UNITED STATES v. WHALEY

United States District Court, Eastern District of Tennessee (2012)

Facts

Issue

Holding — Phillips, J.

Rule

Reasoning

Deep Dive: How the Court Reached Its Decision

Admission of Lay Testimony

The court reasoned that the testimony of Barbara DeMichele and Ronalda Owens was admissible as lay opinion testimony under Rule 701 of the Federal Rules of Evidence. The defendants contended that these witnesses' opinions were based on specialized knowledge rather than their particularized knowledge, arguing that the witnesses were not directly involved in the loan transactions. However, the court found that the witnesses had gained insights through their investigations and their familiarity with their respective banks' lending policies. The court ruled that their testimony did not rely on scientific or technical expertise, but rather on their understanding of the banks' underwriting processes, which they acquired through their roles. Thus, the court concluded that their opinions regarding whether the banks would have approved the loans if the true down payment sources had been disclosed were appropriate under Rule 701. This decision highlighted the distinction between lay and expert testimony, asserting that the witnesses’ insights were relevant and helpful to the jury in understanding the financial institutions' decision-making processes. The court maintained that the testimony provided necessary context and was properly admitted.

Admission of Summary Evidence

The court also addressed the defendants' challenge regarding the government's summary charts, which they argued were inadmissible under Rule 1006. The defendants claimed that the charts were misleading and that the underlying documents were not so voluminous as to warrant their admission. In response, the court noted that the government had established a foundation for the charts, demonstrating that they were secondary evidence intended to clarify and summarize complex information. The court ruled that the charts were not intended to replace the underlying evidence but rather to enhance the jury's understanding of the evidence presented at trial. By utilizing Rule 611, the court asserted its discretion to allow summaries that would assist the jury in navigating the intricate details of the case. The court referenced prior case law, emphasizing that summary evidence is permitted to simplify complex testimony or facts. Therefore, the court concluded that the summary charts were properly admitted and served a legitimate purpose in facilitating the jury's comprehension of the case.

Sufficiency of the Evidence

The defendants further contended that the evidence was insufficient to support their convictions for wire fraud and bank fraud. They argued that no rational trier of fact could conclude beyond a reasonable doubt that they had the intent to defraud the financial institutions involved. The court clarified that the government was required to prove the defendants knowingly participated in a scheme to defraud, which included material misrepresentations or concealments of facts. The court acknowledged the defendants' testimony, in which they denied any intent to deceive, claiming they believed their actions were permissible. However, the court emphasized that the jury had access to significant evidence demonstrating the defendants' involvement in a straw borrower scheme and the misrepresentation of down payment sources on loan documents. The court ruled that the jury could reasonably infer the defendants' intent to defraud based on the evidence presented, which included testimonies and documentation indicating that the banks would not have approved the loans if the true circumstances were known. Consequently, the court found that the evidence was sufficient to uphold the convictions for wire fraud and bank fraud.
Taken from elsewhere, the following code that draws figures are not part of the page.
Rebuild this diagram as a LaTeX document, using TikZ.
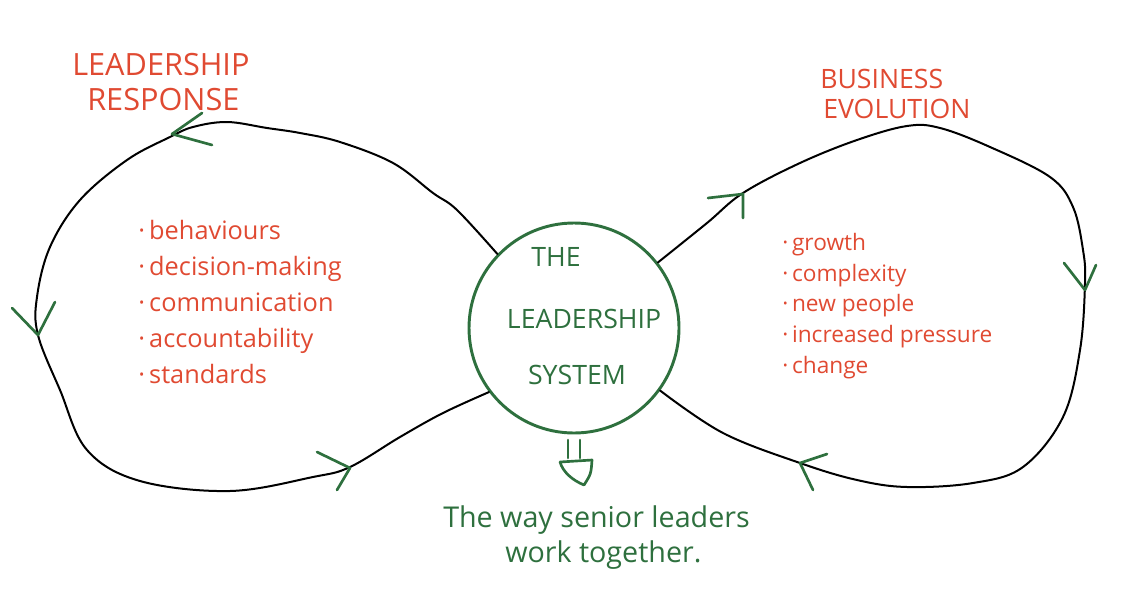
\documentclass[tikz,border=0pt]{standalone}
\usepackage{fontspec}
\setmainfont{Open Sans}
\definecolor{penred}{RGB}{224,74,50}
\definecolor{pengreen}{RGB}{46,112,62}
\begin{document}
\begin{tikzpicture}[x=0.75pt,y=-0.75pt,
  loopline/.style={draw=black, line width=1.5pt, line cap=round, line join=round},
  tipline/.style={draw=pengreen, line width=2pt, line cap=round, line join=round},
  heading/.style={text=penred, font=\fontsize{23}{25}\selectfont, inner sep=0pt, anchor=base west},
  itemlist/.style={text=penred, inner sep=0pt, anchor=north west, align=left},
  syslabel/.style={text=pengreen, font=\fontsize{20}{22}\selectfont, inner sep=0pt, anchor=base},
  caption/.style={text=pengreen, font=\fontsize{21.5}{24}\selectfont, inner sep=0pt, anchor=base west}]
\useasboundingbox (0,0) rectangle (1126,592);

% central circle
\node[circle, draw=pengreen, line width=2.2pt, minimum size=157.5pt, inner sep=0pt] (sys) at (574,328) {};
\node[syslabel] (the) at (556,266) {THE};
\node[syslabel] (lead) at (584,328) {LEADERSHIP};
\node[syslabel] (syst) at (577,384) {SYSTEM};

% left loop
\draw[loopline] plot[smooth, tension=0.6] coordinates {(sys.136) (457,210) (433,193) (393,163) (340,142) (300,133) (267,128) (227,122) (193,127) (170,137) (127,160) (80,200) (50,247) (37,297) (38,335) (60,390) (87,450) (140,481) (230,491) (313,477) (350,467) (400,437) (443,413) (sys.217)};
% right loop
\draw[loopline] plot[smooth, tension=0.6] coordinates {(sys.38) (707,223) (743,193) (800,163) (857,140) (907,126) (940,128) (990,147) (1050,177) (1073,207) (1083,250) (1085,283) (1080,350) (1063,417) (1023,467) (973,483) (907,487) (857,480) (800,463) (723,433) (sys.-36)};

% arrowheads
\draw[tipline] (202,113) -- (172,134) -- (212,145);
\draw[tipline] (12,308) -- (38,335) -- (55,302);
\draw[tipline] (317,452) -- (350,468) -- (337,490);
\draw[tipline] (708,198) -- (743,194) -- (743,218);
\draw[tipline] (1064,263) -- (1085,290) -- (1096,265);
\draw[tipline] (827,454) -- (800,463) -- (813,490);

% down arrow
\draw[tipline] (568,440) -- (568,458);
\draw[tipline] (580,440) -- (580,458);
\draw[tipline] (560,462) -- (592,460) .. controls (591,474) .. (584,485) .. controls (572,480) and (563,472) .. (560,462);

% headings
\node[heading] (lr1) at (72,75) {LEADERSHIP};
\node[heading] (lr2) at (87,110) {RESPONSE};
\node[heading, font=\fontsize{20}{22}\selectfont] (be1) at (820,89) {BUSINESS};
\node[heading, font=\fontsize{20}{22}\selectfont] (be2) at (823,118) {EVOLUTION};

% lists
\node[itemlist, font=\fontsize{19}{27}\selectfont] (leftlist) at (138,220) {·\,behaviours\\·\,decision-making\\·\,communication\\·\,accountability\\·\,standards};
\node[itemlist, font=\fontsize{17}{23}\selectfont] (rightlist) at (782,233) {·\,growth\\·\,complexity\\·\,new people\\·\,increased pressure\\·\,change};

% caption
\node[caption] (cap1) at (443,527) {The way senior leaders};
\node[caption] (cap2) at (505,562) {work together.};
\end{tikzpicture}
\end{document}
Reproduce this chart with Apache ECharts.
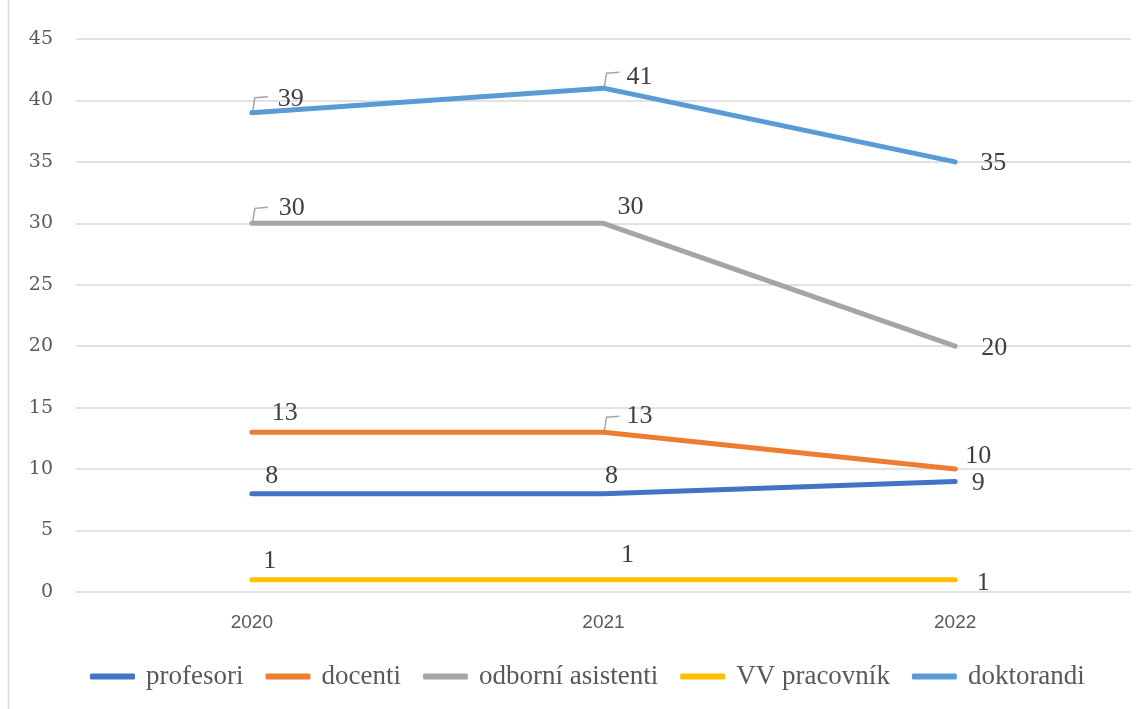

Money Laundering Conviction

Defendant Kerley argued for the dismissal of his money laundering conviction, asserting that the transaction at issue was integral to the alleged mortgage fraud scheme and did not involve criminally derived property. The court reviewed the specific charge against Kerley and the evidence presented at trial regarding the purchase of real property. It noted that Kerley was accused of laundering money related to a property flip scheme, where proceeds from one transaction were used to fund another. The court referenced the Fourth Circuit's decision in United States v. Cloud, which found that payments related to the underlying mortgage fraud scheme did not constitute necessary expenses that would negate a money laundering charge. The court distinguished the facts of Kerley’s case from those in Cloud, concluding that the transactions were indeed designed to further the fraudulent scheme. As a result, the court denied Kerley’s motion to dismiss the money laundering count, affirming that the evidence supported the conviction.

Conclusion

In conclusion, the U.S. District Court for the Eastern District of Tennessee denied the defendants' motions for judgment of acquittal or for a new trial. The court found that the admission of lay testimony and summary charts was appropriate under the Federal Rules of Evidence. Additionally, the court ruled that there was sufficient evidence to support the convictions for wire fraud, bank fraud, and money laundering. The court's decisions were based on the proper application of evidentiary rules and the jury's ability to reasonably infer the defendants' intent to defraud from the evidence presented. Thus, the convictions were upheld, and the defendants' motions were rejected.